I've taking a test and got fail in this exercise. It says:
"Let $X_1,X_2,X_3$ and $X_4$ be independent, identically distributed random variables such taht each of them has a normal distribution with mean 0 and variance 1. We have $Y_1,Y_2$ and $Y_3$ which are independent identically distributed random variables with mean 2 and variance 3. Firther, all $X_i$ and $Y_i$ are independent. Let $\overline{X}$ and $\overline{Y}$ denote the sample means of $X_i$ and $Y_j$ respectively.
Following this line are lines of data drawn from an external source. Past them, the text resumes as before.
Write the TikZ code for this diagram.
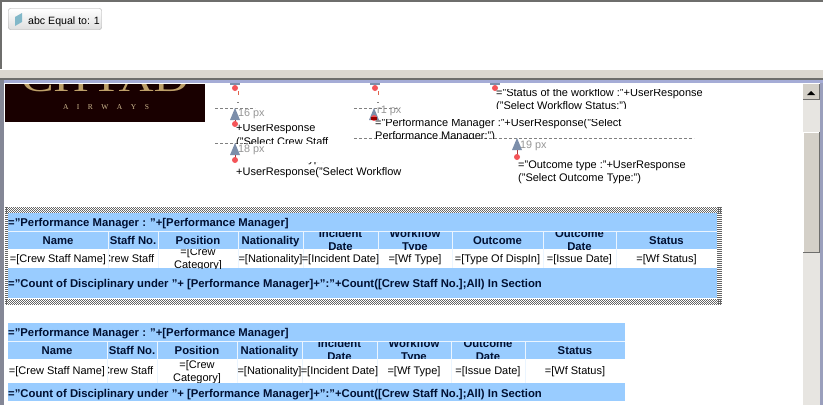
\documentclass[tikz,border=0pt]{standalone}
\usepackage{fontspec}
\setmainfont{Liberation Sans}
\newfontfamily\logofont{Liberation Serif}
\usetikzlibrary{positioning,shapes.geometric}
\definecolor{panelgray}{RGB}{212,208,200}
\definecolor{framegray}{RGB}{110,110,108}
\definecolor{frameblue}{RGB}{165,172,214}
\definecolor{cellblue}{RGB}{153,204,255}
\definecolor{inkblue}{RGB}{0,16,50}
\definecolor{markerblue}{RGB}{124,142,170}
\definecolor{markerred}{RGB}{244,84,88}
\definecolor{logogold}{RGB}{190,160,105}
\definecolor{rulergray}{RGB}{150,150,150}
\tikzset{
  plain/.style={inner sep=0pt,anchor=base west,font=\fontsize{11}{13}\selectfont,text=black},
  cellhead/.style={inner sep=0pt,anchor=base,font=\fontsize{11.3}{13}\selectfont\bfseries,text=inkblue},
  cellbody/.style={inner sep=0pt,anchor=base,font=\fontsize{11}{13}\selectfont,text=black},
  bandtext/.style={inner sep=0pt,anchor=base west,font=\fontsize{11.3}{13}\selectfont\bfseries,text=inkblue},
  pxtext/.style={inner sep=0pt,anchor=base west,font=\fontsize{10.8}{12}\selectfont,text=rulergray},
  rulerline/.style={densely dashed,draw=gray,line width=0.5pt},
  cellline/.style={draw=white!80!cellblue,line width=0.8pt},
  checkline/.style={line width=1pt,dash pattern=on 1pt off 1pt,black!60}
}
% marker: triangle, stem and red dot
\newcommand{\marker}[3]{%
  \fill[markerblue] (#1-5,#2+12) -- (#1,#2) -- (#1+5,#2+12) -- cycle;
  \draw[markerred!70!black,line width=0.5pt] (#1,#2+12) -- (#1,#3);
  \fill[markerred] (#1,#3) circle (3);
}
% text cut off by a box: x1,y1,x2,y2
\newcommand{\cliptext}[5]{%
  \begin{scope}
    \clip (#1,#2) rectangle (#3,#4);
    #5
  \end{scope}
}
% checker band: x1,y1,x2, six rows
\newcommand{\checker}[3]{%
  \foreach \ii in {0,...,5} {
    \pgfmathsetmacro{\phase}{mod(\ii,2)}
    \draw[checkline,dash phase=\phase pt] (#1,#2+\ii+0.5) -- (#3,#2+\ii+0.5);
  }
}

\begin{document}
\begin{tikzpicture}[x=1pt,y=-1pt]
  \useasboundingbox (0,0) rectangle (823,405);
  \fill[white] (0,0) rectangle (823,405);

  % top panel
  \fill[framegray] (0,0) rectangle (823,2);
  \fill[framegray] (0,0) rectangle (2,69);
  \fill[panelgray!85] (0,70) rectangle (823,79);
  \fill[framegray] (0,78) rectangle (823,80);
  \fill[frameblue] (0,80) rectangle (823,83);
  \fill[framegray!60!frameblue] (0,80) rectangle (4,405);

  % button
  \draw[rounded corners=2,draw=gray!70,top color=white,bottom color=gray!25] (8.5,8.5) rectangle (101.5,29.5);
  \fill[blue!25!cyan!40!gray!70] (15,17) -- (22,13) -- (22,22) -- (15,26) -- cycle;
  \node[inner sep=0pt,anchor=base west,font=\fontsize{10.6}{13}\selectfont] (buttontext) at (28,24) {abc Equal to: 1};

  % logo
  \fill[black!90!red] (5,84) rectangle (205,122);
  \cliptext{5}{84}{205}{122}{
    \node[inner sep=0pt,anchor=base,font=\logofont\fontsize{36}{36}\selectfont,text=logogold,xscale=1.35] (logoname) at (105,91) {CHYAD};
    \node[inner sep=0pt,anchor=base,font=\logofont\fontsize{7.5}{8}\selectfont,text=logogold!75] (logoline) at (106,109) {A\hspace{8.5pt}I\hspace{8.5pt}R\hspace{8.5pt}W\hspace{8.5pt}A\hspace{8.5pt}Y\hspace{8.5pt}S};
  }

  % scrollbar
  \fill[panelgray!55] (803,84) rectangle (820,405);
  \fill[frameblue!70!gray] (820,83) rectangle (823,405);
  \draw[fill=panelgray,draw=none] (803,84) rectangle (819,99);
  \draw[framegray,line width=1pt] (803,99) -- (819,99) -- (819,84);
  \fill[black] (807,95) -- (811,91) -- (815,95) -- cycle;
  \fill[panelgray] (803,132) rectangle (819,252);
  \draw[white,line width=0.8pt] (803.5,252) -- (803.5,132.5) -- (819,132.5);
  \draw[framegray,line width=1pt] (803,252) -- (819,252) -- (819,132);

  % rulers
  \draw[rulerline] (215,108) -- (255,108);
  \draw[rulerline] (215,143) -- (255,143);
  \draw[rulerline] (354,108) -- (400,108);
  \draw[rulerline] (354,138) -- (694,138);

  % clipped markers at top
  \fill[markerblue] (370,83) rectangle (380,85);
  \fill[markerblue] (490,83) rectangle (500,85);
  \fill[markerblue] (230,83) rectangle (240,85);
  \fill[markerred] (235,88) circle (3);
  \fill[markerred] (375,88) circle (3);
  \fill[markerred] (495,88) circle (3);
  \draw[markerred!60!brown,line width=0.5pt] (238,91) -- (238,95);
  \draw[markerred!60!brown,line width=0.5pt] (378,91) -- (378,95);
  \fill[gray] (237,101.5) rectangle (239,103);
  \fill[gray] (377,101.5) rectangle (379,103);

  \marker{235}{108}{124}
  \marker{235}{143}{160}
  \marker{374}{108}{118}
  \marker{517}{138}{157}
  \fill[red!60!black] (371,117) rectangle (377,120);

  \node[pxtext] (pxa) at (238,116.5) {16 px};
  \node[pxtext] (pxb) at (238,152) {18 px};
  \node[pxtext] (pxc) at (377,113) {r1 px};
  \node[pxtext] (pxd) at (520,148) {19 px};

  % report fields
  \cliptext{230}{124.5}{360}{143}{
    \node[plain] (crewa) at (236,131) {+UserResponse};
    \node[plain] (crewb) at (236,145) {("Select Crew Staff};
  }
  \cliptext{230}{162.3}{420}{180}{
    \node[plain] (flowa) at (257,162) {Workflow type};
    \node[plain] (flowb) at (236,175) {+UserResponse("Select Workflow};
  }
  \cliptext{370}{119.5}{700}{138}{
    \node[plain] (mgra) at (375,126) {="Performance Manager :"+UserResponse("Select};
    \node[plain] (mgrb) at (375,139.5) {Performance Manager:")};
  }
  \cliptext{490}{89.5}{800}{108}{
    \node[plain] (stata) at (496,96) {="Status of the workflow :"+UserResponse};
    \node[plain] (statb) at (496,109.5) {("Select Workflow Status:")};
  }
  \node[plain] (outa) at (518,168) {="Outcome type :"+UserResponse};
  \node[plain] (outb) at (518,181) {("Select Outcome Type:")};

  % first table
  \checker{5}{207}{722}
  \checker{5}{299}{722}
  \foreach \cc in {0,...,2} {
    \draw[checkline] (5.5+\cc,207) -- (5.5+\cc,304);
  }
  \foreach \cc in {0,...,4} {
    \draw[checkline] (717.5+\cc,207) -- (717.5+\cc,304);
  }
  \fill[cellblue] (8,213) rectangle (717,298);
  \fill[white] (8,249) rectangle (717,268);
  \draw[cellline] (8,231.5) -- (717,231.5);
  \foreach \xx in {108,158,238,303,378,452,543,616} {
    \draw[cellline] (\xx,232) -- (\xx,268);
  }
  \node[bandtext] (titlea) at (8,226) {="Performance Manager : "+[Performance Manager]};
  \node[bandtext] (counta) at (8,287) {="Count of Disciplinary under "+ [Performance Manager]+":"+Count([Crew Staff No.];All) In Section};
  \node[cellhead] (nama) at (58,244) {Name};
  \node[cellhead] (staa) at (133,244) {Staff No.};
  \node[cellhead] (posa) at (198,244) {Position};
  \node[cellhead] (nata) at (270.5,244) {Nationality};
  \node[cellhead] (stsa) at (666.5,244) {Status};
  \node[cellhead] (outca) at (497.5,244) {Outcome};
  \cliptext{303}{232}{617}{249}{
    \node[cellhead] (inca) at (340.5,237) {Incident};
    \node[cellhead] (incb) at (340.5,250) {Date};
    \node[cellhead] (wfa) at (415,237) {Workflow};
    \node[cellhead] (wfb) at (415,250) {Type};
    \node[cellhead] (oda) at (579.5,237) {Outcome};
    \node[cellhead] (odb) at (579.5,250) {Date};
  }
  \node[cellbody] (cna) at (58,262) {=[Crew Staff Name]};
  \cliptext{109.5}{249}{156.5}{268}{
    \node[cellbody] (sna) at (135.5,262) {=[Crew Staff No.]};
  }
  \cliptext{159}{249}{238}{268}{
    \node[cellbody] (cca) at (198,255.5) {=[Crew};
    \node[cellbody] (ccb) at (198,268.5) {Category]};
  }
  \node[cellbody] (nva) at (270.5,262) {=[Nationality]};
  \node[cellbody] (ida) at (340.5,262) {=[Incident Date]};
  \node[cellbody] (wta) at (415,262) {=[Wf Type]};
  \node[cellbody] (tda) at (497.5,262) {=[Type Of DispIn]};
  \node[cellbody] (isa) at (579.5,262) {=[Issue Date]};
  \node[cellbody] (wsa) at (666.5,262) {=[Wf Status]};

  % second table
  \fill[cellblue] (8,323) rectangle (625,401);
  \fill[white] (8,359) rectangle (625,383);
  \draw[cellline] (8,341.5) -- (625,341.5);
  \foreach \xx in {107,157,237,302,377,451,525} {
    \draw[cellline] (\xx,342) -- (\xx,383);
  }
  \node[bandtext] (titleb) at (8,336) {="Performance Manager : "+[Performance Manager]};
  \node[bandtext] (countb) at (8,397) {="Count of Disciplinary under "+ [Performance Manager]+":"+Count([Crew Staff No.];All) In Section};
  \node[cellhead] (namb) at (57,354) {Name};
  \node[cellhead] (stab) at (132,354) {Staff No.};
  \node[cellhead] (posb) at (197,354) {Position};
  \node[cellhead] (natb) at (269.5,354) {Nationality};
  \node[cellhead] (stsb) at (575,354) {Status};
  \cliptext{302}{342}{525}{358.5}{
    \node[cellhead] (incc) at (339.5,347) {Incident};
    \node[cellhead] (incd) at (339.5,360) {Date};
    \node[cellhead] (wfc) at (414,347) {Workflow};
    \node[cellhead] (wfd) at (414,360) {Type};
    \node[cellhead] (odc) at (488,347) {Outcome};
    \node[cellhead] (odd) at (488,360) {Date};
  }
  \node[cellbody] (cnb) at (57,374) {=[Crew Staff Name]};
  \cliptext{108.5}{359}{155.5}{383}{
    \node[cellbody] (snb) at (134.5,374) {=[Crew Staff No.]};
  }
  \cliptext{158}{359}{237}{382}{
    \node[cellbody] (ccc) at (197,368) {=[Crew};
    \node[cellbody] (ccd) at (197,381) {Category]};
  }
  \node[cellbody] (nvb) at (269.5,374) {=[Nationality]};
  \node[cellbody] (idb) at (339.5,374) {=[Incident Date]};
  \node[cellbody] (wtb) at (414,374) {=[Wf Type]};
  \node[cellbody] (isb) at (488,374) {=[Issue Date]};
  \node[cellbody] (wsb) at (575,374) {=[Wf Status]};
\end{tikzpicture}
\end{document}
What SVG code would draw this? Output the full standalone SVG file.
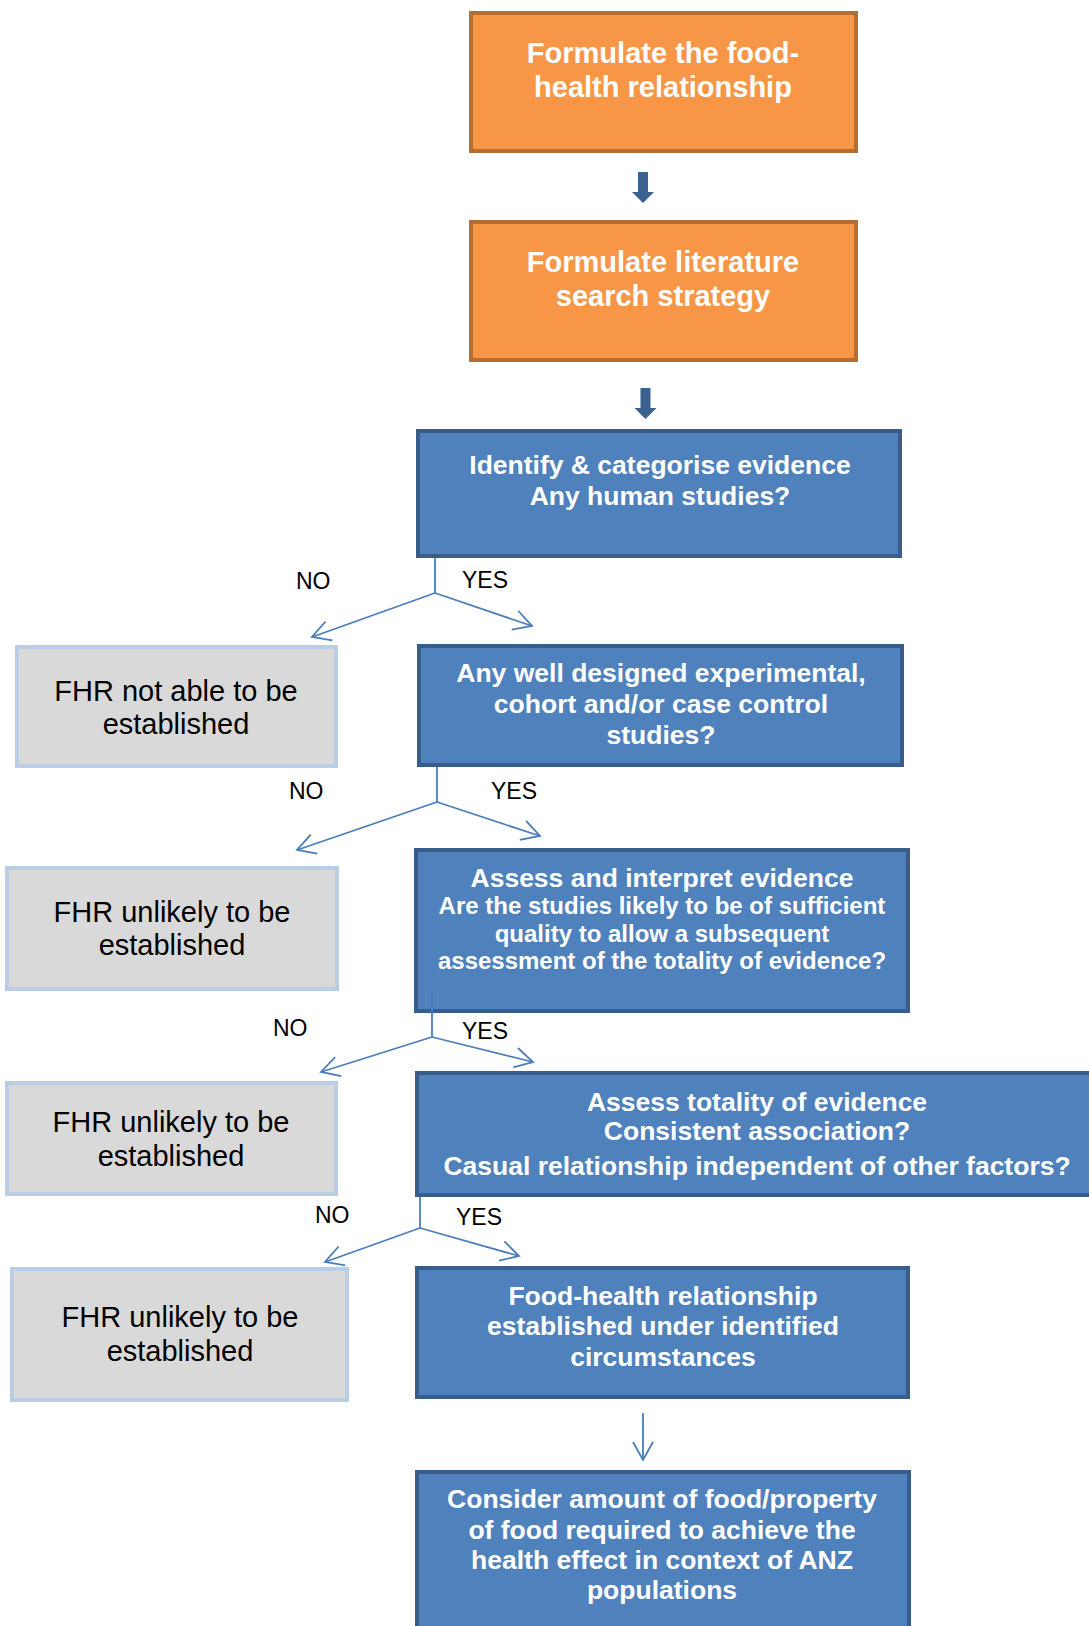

Calculate $V(\overline{X}-2\overline{Y})$"
(a) 1.25
(b) 4.25
(c) -5
(d) 7
I know that $V(\overline{X}-2\overline{Y})=V(\overline{X})-2V(\overline{Y})$ and then I know $V(\overline{X})=1$ because of the information in the exercise, similar for $V(\overline{Y})=3$ hence $V(\overline{X}-2\overline{Y})=1-2\cdot 3=-5$" but it's not true.
Any help would be nice
Suppose $n$ iid random variables share a variance $v$, then the variance of their mean is not $v$ but $v/n$. It follows that $V(\overline X)=\frac14$ and $V(\overline Y)=1$. Finally, multiplying a random variable by $a$ multiplies its variance by $a^2$, and variances always add. Thus the answer is $\frac14+2^2×1=4.25$.
You should have rejected $-5$ immediately, since variances are always nonnegative.